The conference center is an apparent reference to the main office of the U.S.-controlled Iraqi Media Network and is where Iraqis can go to meet with U.S. civilian and military representatives.

“I think there is much more to come,” Mr. Sandi said.

He said the first typed letter received at his Baghdad office was almost identical to letters received by various other offices in the city prior to the blast.

“The letter says to leave. The office called me and they said we had another one, saying the same thing, warning all nationals, foreign and American, saying everyone is a target,” said Mr. Sandi, who returned from Baghdad on Friday.

He said an American civilian in charge of security service at his Baghdad office building placed the facility under the highest state of alert and shared the warning with the U.S. authorities.

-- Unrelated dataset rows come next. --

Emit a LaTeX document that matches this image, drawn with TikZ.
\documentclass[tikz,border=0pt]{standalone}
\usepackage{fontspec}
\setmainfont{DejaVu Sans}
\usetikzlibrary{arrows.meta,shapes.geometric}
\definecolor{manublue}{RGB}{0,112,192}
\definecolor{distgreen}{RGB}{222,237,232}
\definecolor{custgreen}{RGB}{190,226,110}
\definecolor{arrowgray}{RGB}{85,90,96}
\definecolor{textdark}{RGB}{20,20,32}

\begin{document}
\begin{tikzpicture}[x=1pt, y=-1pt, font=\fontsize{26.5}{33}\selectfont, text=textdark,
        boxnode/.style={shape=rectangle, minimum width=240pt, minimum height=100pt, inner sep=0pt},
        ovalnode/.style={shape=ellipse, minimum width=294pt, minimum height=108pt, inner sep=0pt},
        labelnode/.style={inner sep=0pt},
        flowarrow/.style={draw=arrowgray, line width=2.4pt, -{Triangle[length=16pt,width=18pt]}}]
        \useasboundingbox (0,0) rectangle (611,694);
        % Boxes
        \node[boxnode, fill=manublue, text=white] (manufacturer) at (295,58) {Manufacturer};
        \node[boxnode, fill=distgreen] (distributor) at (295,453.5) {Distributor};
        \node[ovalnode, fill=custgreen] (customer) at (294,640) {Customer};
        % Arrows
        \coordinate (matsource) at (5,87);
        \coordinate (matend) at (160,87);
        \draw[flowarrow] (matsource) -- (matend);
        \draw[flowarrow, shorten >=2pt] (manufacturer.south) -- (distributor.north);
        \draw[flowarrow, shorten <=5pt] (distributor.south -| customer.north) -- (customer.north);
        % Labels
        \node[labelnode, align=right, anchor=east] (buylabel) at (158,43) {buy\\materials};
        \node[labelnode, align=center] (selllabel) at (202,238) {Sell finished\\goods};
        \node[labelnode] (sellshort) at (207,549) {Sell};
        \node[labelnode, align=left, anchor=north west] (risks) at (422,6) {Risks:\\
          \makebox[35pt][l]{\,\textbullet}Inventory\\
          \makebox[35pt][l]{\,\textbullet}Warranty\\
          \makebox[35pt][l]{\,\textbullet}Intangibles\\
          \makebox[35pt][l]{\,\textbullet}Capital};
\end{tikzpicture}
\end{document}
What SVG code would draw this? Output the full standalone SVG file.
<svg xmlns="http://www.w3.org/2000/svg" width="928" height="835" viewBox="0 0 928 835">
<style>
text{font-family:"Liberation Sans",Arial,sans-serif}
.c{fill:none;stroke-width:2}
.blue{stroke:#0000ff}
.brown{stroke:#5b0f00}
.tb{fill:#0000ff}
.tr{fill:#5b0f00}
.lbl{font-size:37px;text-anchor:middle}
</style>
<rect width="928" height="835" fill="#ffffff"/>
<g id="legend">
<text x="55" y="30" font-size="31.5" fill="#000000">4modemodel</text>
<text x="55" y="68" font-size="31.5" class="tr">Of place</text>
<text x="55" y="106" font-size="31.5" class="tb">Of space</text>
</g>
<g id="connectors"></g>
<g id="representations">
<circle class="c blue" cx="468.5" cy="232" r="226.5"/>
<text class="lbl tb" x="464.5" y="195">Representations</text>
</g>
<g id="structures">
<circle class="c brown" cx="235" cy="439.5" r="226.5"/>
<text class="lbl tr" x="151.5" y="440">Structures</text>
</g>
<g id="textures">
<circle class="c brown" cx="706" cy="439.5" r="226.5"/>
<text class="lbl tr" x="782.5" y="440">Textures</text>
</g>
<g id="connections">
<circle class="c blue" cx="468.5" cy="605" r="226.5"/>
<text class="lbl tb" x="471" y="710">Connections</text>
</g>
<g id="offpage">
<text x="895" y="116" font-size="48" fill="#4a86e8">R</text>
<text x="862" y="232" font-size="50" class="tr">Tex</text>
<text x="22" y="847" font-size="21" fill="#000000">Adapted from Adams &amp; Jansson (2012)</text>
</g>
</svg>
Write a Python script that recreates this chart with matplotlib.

U.S. officials, contacted in Baghdad yesterday, said they were unaware of the messages cited by Mr. Sandi.

At the U.N. headquarters in New York, officials last night also said they were unaware of any specific threat sent to their Iraqi staff.

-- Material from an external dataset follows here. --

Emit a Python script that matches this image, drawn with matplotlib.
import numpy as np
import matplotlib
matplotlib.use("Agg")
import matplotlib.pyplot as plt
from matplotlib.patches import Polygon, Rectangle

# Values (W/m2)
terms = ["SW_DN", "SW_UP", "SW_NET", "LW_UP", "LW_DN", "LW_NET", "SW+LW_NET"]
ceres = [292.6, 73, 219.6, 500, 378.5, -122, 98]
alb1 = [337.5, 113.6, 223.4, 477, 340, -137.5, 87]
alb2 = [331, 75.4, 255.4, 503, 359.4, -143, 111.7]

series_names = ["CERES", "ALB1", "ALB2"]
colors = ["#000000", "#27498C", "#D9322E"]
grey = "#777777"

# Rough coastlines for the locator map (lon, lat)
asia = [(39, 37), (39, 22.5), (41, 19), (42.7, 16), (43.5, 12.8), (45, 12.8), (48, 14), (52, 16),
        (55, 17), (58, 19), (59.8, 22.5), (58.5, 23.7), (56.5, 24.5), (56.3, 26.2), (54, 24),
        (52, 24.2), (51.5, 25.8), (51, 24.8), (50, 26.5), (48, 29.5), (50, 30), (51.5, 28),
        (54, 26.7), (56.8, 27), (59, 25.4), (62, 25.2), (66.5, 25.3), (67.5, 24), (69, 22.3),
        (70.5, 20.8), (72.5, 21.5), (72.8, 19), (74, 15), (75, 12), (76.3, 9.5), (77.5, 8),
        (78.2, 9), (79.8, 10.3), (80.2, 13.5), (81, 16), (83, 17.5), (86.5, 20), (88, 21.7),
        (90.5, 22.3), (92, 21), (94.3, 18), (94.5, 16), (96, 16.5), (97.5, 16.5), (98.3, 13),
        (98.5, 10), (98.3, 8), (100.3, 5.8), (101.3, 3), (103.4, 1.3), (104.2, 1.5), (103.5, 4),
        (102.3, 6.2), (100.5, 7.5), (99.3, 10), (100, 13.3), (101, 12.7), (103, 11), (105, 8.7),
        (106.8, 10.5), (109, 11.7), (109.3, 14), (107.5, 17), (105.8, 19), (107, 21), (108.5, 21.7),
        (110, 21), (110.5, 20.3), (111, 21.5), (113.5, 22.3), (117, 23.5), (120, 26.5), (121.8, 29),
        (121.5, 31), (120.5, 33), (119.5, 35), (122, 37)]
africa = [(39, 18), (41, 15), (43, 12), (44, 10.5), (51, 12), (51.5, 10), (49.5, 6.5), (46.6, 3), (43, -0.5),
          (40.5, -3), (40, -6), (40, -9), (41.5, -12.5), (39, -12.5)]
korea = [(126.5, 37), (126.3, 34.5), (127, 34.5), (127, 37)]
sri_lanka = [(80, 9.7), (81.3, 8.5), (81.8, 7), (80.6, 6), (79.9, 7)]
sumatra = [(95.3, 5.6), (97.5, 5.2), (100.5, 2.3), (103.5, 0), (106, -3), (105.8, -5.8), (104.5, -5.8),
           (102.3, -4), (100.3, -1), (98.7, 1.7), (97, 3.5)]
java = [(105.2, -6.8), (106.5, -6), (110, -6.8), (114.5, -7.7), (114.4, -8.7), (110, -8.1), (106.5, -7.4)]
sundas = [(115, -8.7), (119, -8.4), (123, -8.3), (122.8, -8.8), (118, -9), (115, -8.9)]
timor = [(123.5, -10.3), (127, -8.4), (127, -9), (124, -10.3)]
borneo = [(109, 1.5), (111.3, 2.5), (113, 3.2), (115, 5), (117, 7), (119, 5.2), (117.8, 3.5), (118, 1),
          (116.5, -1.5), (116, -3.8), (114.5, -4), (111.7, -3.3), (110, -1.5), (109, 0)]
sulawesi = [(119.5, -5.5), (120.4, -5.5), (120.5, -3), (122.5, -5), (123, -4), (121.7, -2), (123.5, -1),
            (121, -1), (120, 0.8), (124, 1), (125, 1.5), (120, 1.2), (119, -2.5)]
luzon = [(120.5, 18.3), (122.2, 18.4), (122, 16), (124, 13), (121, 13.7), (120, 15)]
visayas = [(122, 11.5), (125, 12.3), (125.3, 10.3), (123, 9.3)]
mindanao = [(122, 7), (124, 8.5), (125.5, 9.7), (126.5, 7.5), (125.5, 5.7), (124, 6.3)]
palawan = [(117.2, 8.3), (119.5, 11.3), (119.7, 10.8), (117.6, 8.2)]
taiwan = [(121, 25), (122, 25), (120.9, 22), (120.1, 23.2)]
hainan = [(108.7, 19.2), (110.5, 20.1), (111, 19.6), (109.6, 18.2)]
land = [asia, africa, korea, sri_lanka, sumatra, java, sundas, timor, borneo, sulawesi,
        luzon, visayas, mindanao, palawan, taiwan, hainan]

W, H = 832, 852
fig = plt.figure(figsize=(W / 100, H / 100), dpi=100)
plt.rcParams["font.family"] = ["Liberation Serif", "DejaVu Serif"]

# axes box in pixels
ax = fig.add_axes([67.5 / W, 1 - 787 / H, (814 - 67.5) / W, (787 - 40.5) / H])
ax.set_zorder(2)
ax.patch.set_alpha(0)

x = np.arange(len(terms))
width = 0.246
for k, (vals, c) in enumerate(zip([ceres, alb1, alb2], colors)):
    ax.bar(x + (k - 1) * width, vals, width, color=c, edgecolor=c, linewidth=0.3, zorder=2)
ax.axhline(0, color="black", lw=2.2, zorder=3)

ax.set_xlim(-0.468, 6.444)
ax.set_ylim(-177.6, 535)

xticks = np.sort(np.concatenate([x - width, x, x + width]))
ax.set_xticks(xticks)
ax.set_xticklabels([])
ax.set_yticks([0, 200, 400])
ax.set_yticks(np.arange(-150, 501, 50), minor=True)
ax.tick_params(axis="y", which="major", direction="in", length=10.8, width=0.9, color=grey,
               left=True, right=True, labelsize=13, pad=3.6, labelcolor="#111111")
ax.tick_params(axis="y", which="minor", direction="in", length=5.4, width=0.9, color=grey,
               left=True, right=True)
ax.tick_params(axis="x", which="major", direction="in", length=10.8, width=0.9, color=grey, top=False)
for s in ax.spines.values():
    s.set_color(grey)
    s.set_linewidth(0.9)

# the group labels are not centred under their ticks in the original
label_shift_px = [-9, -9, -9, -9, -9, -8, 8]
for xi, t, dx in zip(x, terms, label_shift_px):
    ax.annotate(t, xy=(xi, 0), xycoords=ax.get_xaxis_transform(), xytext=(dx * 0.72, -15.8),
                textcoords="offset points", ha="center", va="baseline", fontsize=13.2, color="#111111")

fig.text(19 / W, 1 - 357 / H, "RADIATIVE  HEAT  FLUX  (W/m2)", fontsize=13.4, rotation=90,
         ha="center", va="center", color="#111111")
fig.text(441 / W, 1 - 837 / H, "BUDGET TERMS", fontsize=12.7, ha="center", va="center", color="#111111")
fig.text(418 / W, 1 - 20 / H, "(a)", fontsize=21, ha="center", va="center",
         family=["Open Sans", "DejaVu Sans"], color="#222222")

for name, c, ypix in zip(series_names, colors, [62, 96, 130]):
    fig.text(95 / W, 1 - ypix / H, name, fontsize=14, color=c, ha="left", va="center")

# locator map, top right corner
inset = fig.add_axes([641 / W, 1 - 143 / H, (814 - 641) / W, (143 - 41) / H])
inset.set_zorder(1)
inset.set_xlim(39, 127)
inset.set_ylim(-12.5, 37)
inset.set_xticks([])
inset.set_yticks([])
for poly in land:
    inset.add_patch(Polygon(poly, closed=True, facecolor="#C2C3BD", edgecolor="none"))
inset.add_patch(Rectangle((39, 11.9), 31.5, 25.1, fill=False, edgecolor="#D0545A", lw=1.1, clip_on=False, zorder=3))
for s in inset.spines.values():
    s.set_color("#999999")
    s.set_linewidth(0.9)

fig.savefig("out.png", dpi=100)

They acknowledged, however, that the organization increasingly was seen as an extension of the U.S.-led occupation authority.

The Palestine-Meridien and Ishtar-Sheraton hotels are located next to each other in central Baghdad and were filled with foreign camera crews and businessmen during the war.

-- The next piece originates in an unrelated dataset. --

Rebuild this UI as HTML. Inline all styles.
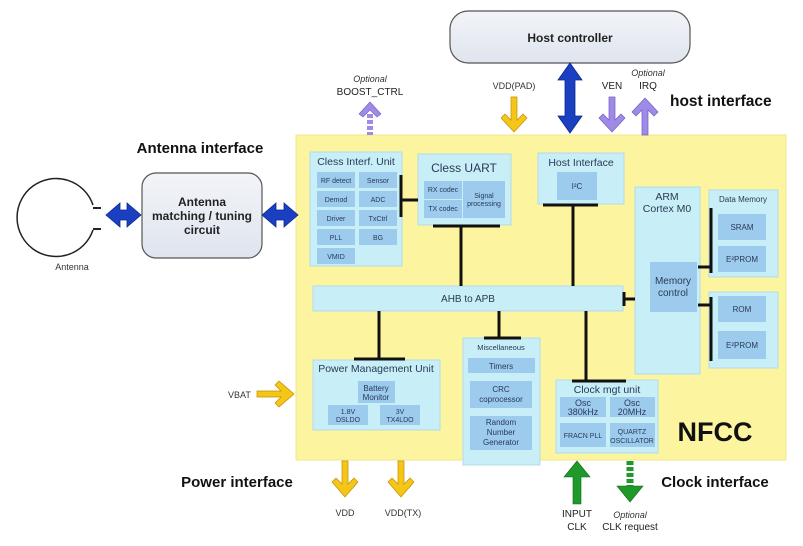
<!DOCTYPE html>
<html><head><meta charset="utf-8"><style>
html,body{margin:0;padding:0;background:#fff;}
svg{display:block;font-family:"Liberation Sans",Arial,sans-serif;}
</style></head><body>
<svg width="803" height="546" viewBox="0 0 803 546" xmlns="http://www.w3.org/2000/svg">
<defs>
<linearGradient id="hc" x1="0" y1="0" x2="0" y2="1"><stop offset="0" stop-color="#f2f4f8"/><stop offset="1" stop-color="#dfe4ee"/></linearGradient>
</defs>
<rect x="450" y="11" width="240" height="52" rx="18" fill="url(#hc)" stroke="#555" stroke-width="1.2"/>
<text x="570" y="42" font-size="12" font-weight="bold" text-anchor="middle" fill="#222">Host controller</text>

<rect x="296" y="135" width="490" height="325" fill="#fdf4a0" stroke="#f0e68a"/>
<text x="715" y="441" font-size="27" font-weight="bold" text-anchor="middle" fill="#111">NFCC</text>

<path d="M93,205 A39,39 0 1 0 93,230" fill="none" stroke="#222" stroke-width="1.5"/>
<line x1="93" y1="208" x2="101" y2="208" stroke="#222" stroke-width="2"/>
<line x1="93" y1="229" x2="101" y2="229" stroke="#222" stroke-width="2"/>
<text x="72" y="270" font-size="9" text-anchor="middle" fill="#333">Antenna</text>
<text x="200" y="153" font-size="15" font-weight="bold" text-anchor="middle" fill="#111">Antenna interface</text>
<rect x="142" y="173" width="120" height="85" rx="14" fill="url(#hc)" stroke="#555" stroke-width="1.2"/>
<text x="202" y="206" font-size="12" font-weight="bold" text-anchor="middle" fill="#222">Antenna</text>
<text x="202" y="220" font-size="12" font-weight="bold" text-anchor="middle" fill="#222">matching / tuning</text>
<text x="202" y="234" font-size="12" font-weight="bold" text-anchor="middle" fill="#222">circuit</text>
<path d="M106,215 L120,203 L120,210 L127,210 L127,203 L141,215 L127,227 L127,220 L120,220 L120,227 Z" fill="#1a3fc0" stroke="#0c2a90" stroke-width="0.8"/>
<path d="M262,215 L276,203 L276,210 L284,210 L284,203 L298,215 L284,227 L284,220 L276,220 L276,227 Z" fill="#1a3fc0" stroke="#0c2a90" stroke-width="0.8"/>

<path d="M570,63 L582,80 L575,80 L575,116 L582,116 L570,133 L558,116 L565,116 L565,80 L558,80 Z" fill="#1a3fc0" stroke="#0c2a90" stroke-width="0.8"/>

<text x="370" y="82" font-size="9" font-style="italic" text-anchor="middle" fill="#333">Optional</text>
<text x="370" y="95" font-size="10" text-anchor="middle" fill="#222">BOOST_CTRL</text>
<text x="514" y="89" font-size="9" text-anchor="middle" fill="#333">VDD(PAD)</text>
<text x="612" y="89" font-size="10" text-anchor="middle" fill="#222">VEN</text>
<text x="648" y="76" font-size="9" font-style="italic" text-anchor="middle" fill="#333">Optional</text>
<text x="648" y="89" font-size="10" text-anchor="middle" fill="#222">IRQ</text>
<text x="670" y="106" font-size="15.5" font-weight="bold" fill="#111">host interface</text>

<line x1="370" y1="114" x2="370" y2="135" stroke="#a08ae8" stroke-width="6" stroke-dasharray="4,2"/>
<path d="M359,114 L370,102 L381,114 L377,117 L370,110 L363,117 Z" fill="#a08ae8" stroke="#7060c0" stroke-width="0.6"/>
<path d="M511,97 L517,97 L517,120 L523,114 L527,118 L514,132 L501,118 L505,114 L511,120 Z" fill="#f5c518" stroke="#c09000" stroke-width="0.7"/>
<path d="M609,97 L615,97 L615,120 L621,114 L625,118 L612,132 L599,118 L603,114 L609,120 Z" fill="#a08ae8" stroke="#7060c0" stroke-width="0.7"/>
<path d="M645,98 L658,112 L654,116 L648,110 L648,135 L642,135 L642,110 L636,116 L632,112 Z" fill="#a08ae8" stroke="#7060c0" stroke-width="0.7"/>

<text x="228" y="398" font-size="9" fill="#333">VBAT</text>
<path d="M257,391 L281,391 L275,385 L279,381 L294,394 L279,407 L275,403 L281,397 L257,397 Z" fill="#f5c518" stroke="#c09000" stroke-width="0.7"/>

<text x="237" y="487" font-size="15" font-weight="bold" text-anchor="middle" fill="#111">Power interface</text>
<path d="M342,461 L348,461 L348,484 L354,478 L358,482 L345,497 L332,482 L336,478 L342,484 Z" fill="#f5c518" stroke="#c09000" stroke-width="0.7"/>
<path d="M398,461 L404,461 L404,484 L410,478 L414,482 L401,497 L388,482 L392,478 L398,484 Z" fill="#f5c518" stroke="#c09000" stroke-width="0.7"/>
<text x="345" y="516" font-size="9" text-anchor="middle" fill="#333">VDD</text>
<text x="403" y="516" font-size="9" text-anchor="middle" fill="#333">VDD(TX)</text>

<path d="M577,461 L590,477 L581,477 L581,504 L573,504 L573,477 L564,477 Z" fill="#1f9a2a" stroke="#0f6a18" stroke-width="0.6"/>
<line x1="630" y1="461" x2="630" y2="488" stroke="#1f9a2a" stroke-width="7" stroke-dasharray="4,2"/>
<path d="M617,486 L643,486 L630,502 Z" fill="#1f9a2a" stroke="#0f6a18" stroke-width="0.6"/>
<text x="577" y="517" font-size="10" text-anchor="middle" fill="#222">INPUT</text>
<text x="577" y="530" font-size="10" text-anchor="middle" fill="#222">CLK</text>
<text x="630" y="518" font-size="9" font-style="italic" text-anchor="middle" fill="#333">Optional</text>
<text x="630" y="530" font-size="10" text-anchor="middle" fill="#222">CLK request</text>
<text x="715" y="487" font-size="15" font-weight="bold" text-anchor="middle" fill="#111">Clock interface</text>

<g fill="#c8eef7" stroke="#b2dcea" stroke-width="1">
<rect x="310" y="152" width="92" height="114"/>
<rect x="418" y="154" width="93" height="71"/>
<rect x="538" y="153" width="86" height="51"/>
<rect x="313" y="286" width="310" height="25"/>
<rect x="635" y="187" width="65" height="187"/>
<rect x="709" y="190" width="69" height="87"/>
<rect x="709" y="292" width="69" height="76"/>
<rect x="313" y="360" width="127" height="70"/>
<rect x="463" y="338" width="77" height="127"/>
<rect x="556" y="380" width="102" height="73"/>
</g>
<g fill="#9ccbee">
<rect x="317" y="172" width="38" height="16"/><rect x="359" y="172" width="38" height="16"/>
<rect x="317" y="191" width="38" height="16"/><rect x="359" y="191" width="38" height="16"/>
<rect x="317" y="210" width="38" height="16"/><rect x="359" y="210" width="38" height="16"/>
<rect x="317" y="229" width="38" height="16"/><rect x="359" y="229" width="38" height="16"/>
<rect x="317" y="248" width="38" height="16"/>
<rect x="424" y="181" width="38" height="18"/><rect x="424" y="200" width="38" height="18"/>
<rect x="463" y="181" width="42" height="37"/>
<rect x="557" y="172" width="40" height="28"/>
<rect x="650" y="262" width="47" height="50"/>
<rect x="718" y="214" width="48" height="26"/><rect x="718" y="246" width="48" height="26"/>
<rect x="718" y="296" width="48" height="26"/><rect x="718" y="331" width="48" height="28"/>
<rect x="358" y="381" width="37" height="22"/>
<rect x="328" y="405" width="40" height="20"/><rect x="380" y="405" width="40" height="20"/>
<rect x="468" y="358" width="67" height="15"/>
<rect x="470" y="381" width="62" height="27"/>
<rect x="470" y="416" width="62" height="34"/>
<rect x="560" y="397" width="46" height="20"/><rect x="610" y="397" width="45" height="20"/>
<rect x="560" y="423" width="46" height="24"/><rect x="610" y="423" width="45" height="24"/>
</g>
<g stroke="#111" stroke-width="3" fill="none">
<line x1="401" y1="175" x2="401" y2="217"/><line x1="401" y1="200" x2="418" y2="200"/>
<line x1="433" y1="226" x2="500" y2="226"/><line x1="461" y1="226" x2="461" y2="286"/>
<line x1="543" y1="205" x2="598" y2="205"/><line x1="573" y1="205" x2="573" y2="286"/>
<line x1="624" y1="292" x2="624" y2="306"/><line x1="624" y1="299" x2="635" y2="299"/>
<line x1="711" y1="208" x2="711" y2="273"/><line x1="698" y1="267" x2="711" y2="267"/>
<line x1="711" y1="297" x2="711" y2="361"/><line x1="698" y1="305" x2="711" y2="305"/>
<line x1="379" y1="311" x2="379" y2="359"/><line x1="354" y1="359" x2="405" y2="359"/>
<line x1="499" y1="311" x2="499" y2="338"/><line x1="484" y1="338" x2="521" y2="338"/>
<line x1="586" y1="311" x2="586" y2="380"/><line x1="572" y1="381" x2="626" y2="381"/>
</g>
<g fill="#2a3a55" text-anchor="middle">
<text x="356" y="165" font-size="10.5">Cless Interf. Unit</text>
<text x="464" y="172" font-size="12">Cless UART</text>
<text x="581" y="166" font-size="10.5">Host Interface</text>
<text x="468" y="302" font-size="10">AHB to APB</text>
<text x="667" y="200" font-size="10.5">ARM</text>
<text x="667" y="212" font-size="10.5">Cortex M0</text>
<text x="743" y="202" font-size="8">Data Memory</text>
<text x="376" y="372" font-size="10.5">Power Management Unit</text>
<text x="501" y="350" font-size="7.5">Miscellaneous</text>
<text x="607" y="393" font-size="10.5">Clock mgt unit</text>
</g>
<g fill="#2a3a55" text-anchor="middle" font-size="7">
<text x="336" y="183">RF detect</text><text x="378" y="183">Sensor</text>
<text x="336" y="202">Demod</text><text x="378" y="202">ADC</text>
<text x="336" y="221">Driver</text><text x="378" y="221">TxCtrl</text>
<text x="336" y="240">PLL</text><text x="378" y="240">BG</text>
<text x="336" y="259">VMID</text>
<text x="443" y="192">RX codec</text><text x="443" y="211">TX codec</text>
<text x="484" y="198">Signal</text><text x="484" y="206">processing</text>
<text x="577" y="189" font-size="8">I²C</text>
<text x="673" y="284" font-size="10">Memory</text><text x="673" y="296" font-size="10">control</text>
<text x="742" y="230" font-size="8">SRAM</text><text x="742" y="262" font-size="8">E²PROM</text>
<text x="742" y="312" font-size="8">ROM</text><text x="742" y="348" font-size="8">E²PROM</text>
<text x="376" y="391" font-size="8">Battery</text><text x="376" y="400" font-size="8">Monitor</text>
<text x="348" y="414">1.8V</text><text x="348" y="422">DSLDO</text>
<text x="400" y="414">3V</text><text x="400" y="422">TX4LDO</text>
<text x="501" y="369" font-size="8">Timers</text>
<text x="501" y="392" font-size="8">CRC</text><text x="501" y="402" font-size="8">coprocessor</text>
<text x="501" y="425" font-size="8">Random</text><text x="501" y="435" font-size="8">Number</text><text x="501" y="445" font-size="8">Generator</text>
<text x="583" y="406" font-size="9">Osc</text><text x="583" y="415" font-size="9">380kHz</text>
<text x="632" y="406" font-size="9">Osc</text><text x="632" y="415" font-size="9">20MHz</text>
<text x="583" y="438">FRACN PLL</text>
<text x="632" y="434">QUARTZ</text><text x="632" y="443">OSCILLATOR</text>
</g>
</svg>
</body></html>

Army intelligence officers repeatedly have cautioned Westerners away from the Palestine Hotel, in particular, deeming it a likely target of an attack.

Mr. Sandi said the first warning was received Aug. 14, with additional warnings sent in the next few days.

“We came under a code red alert and I didn’t sleep for three days and nights. Then they attacked the U.N. building.”

Hearing the explosion, but thinking it was a diversionary tactic, Mr. Sandi — who leads the Corporate Bank, a Washington merchant bank, and typically dresses in conservative business suits — grabbed an AK-47 automatic rifle and began running to lead his security guards to the front of his office building.

He later discovered that the U.N. headquarters had been attacked, killing Mr. Vieira de Mello — who he had met just days before — and 22 others.

“It was way too dangerous this time,” said Mr. Sandi in his Washington office yesterday.

His latest trip to his homeland was the third since President Bush declared an end to major combat operations on May 1.

“I am supposed to be going back next week, but I am very much thinking twice about it,” Mr. Sandi said.

One U.S. aid group, CARE U.S., said it had not received any such warnings.

Mr. Sandi has poured millions of dollars into investments in Iraq, including the creation of a security force of about 1,000 to provide protection to the Iraqi Department of Justice and several members of the U.S.-approved Iraqi Governing Council.

Mr. Sandi, who serves as an adviser to many Governing Council members, said the security situation in Iraq had deteriorated significantly since April and Iraqis’ frustration with the continued lack of power, water and health services was reaching a critical point.

Outside the headquarters of the U.S.-led coalition in Baghdad, thousands of Iraqi Shi’ites protested yesterday, saying the occupation force was lax on security and had done too little to stop a weekend of ethnic bloodshed in the north and the bombing of the house of an important Muslim Shi’ite cleric in the south.

The U.S. military reported yesterday that a soldier died of a nonhostile gunshot wound, bringing to 138 the number of troops killed since major combat was declared over. A total of 276 soldiers have died in combat or by accident since the war began March 19.

“I think the U.S. policy is in difficulty,” said Ken Katzman, a regional specialist at the Congressional Research Service in Washington and a former CIA analyst.

He said U.S. troop casualties and Iraqi intercommunal violence have prompted other nations to hedge on commitments to provide troops to the coalition.

“[The resistance] seems to be motivated by an apparent breakdown in control,” said Mr. Katzman, adding that additional attacks were likely.

“Everyone is calling for more military, but no one is focusing on the root of the problem, which is that people need services [and] human intelligence,” Mr. Sandi added. “You need a two-pronged approach: Security and services have to go hand in hand.”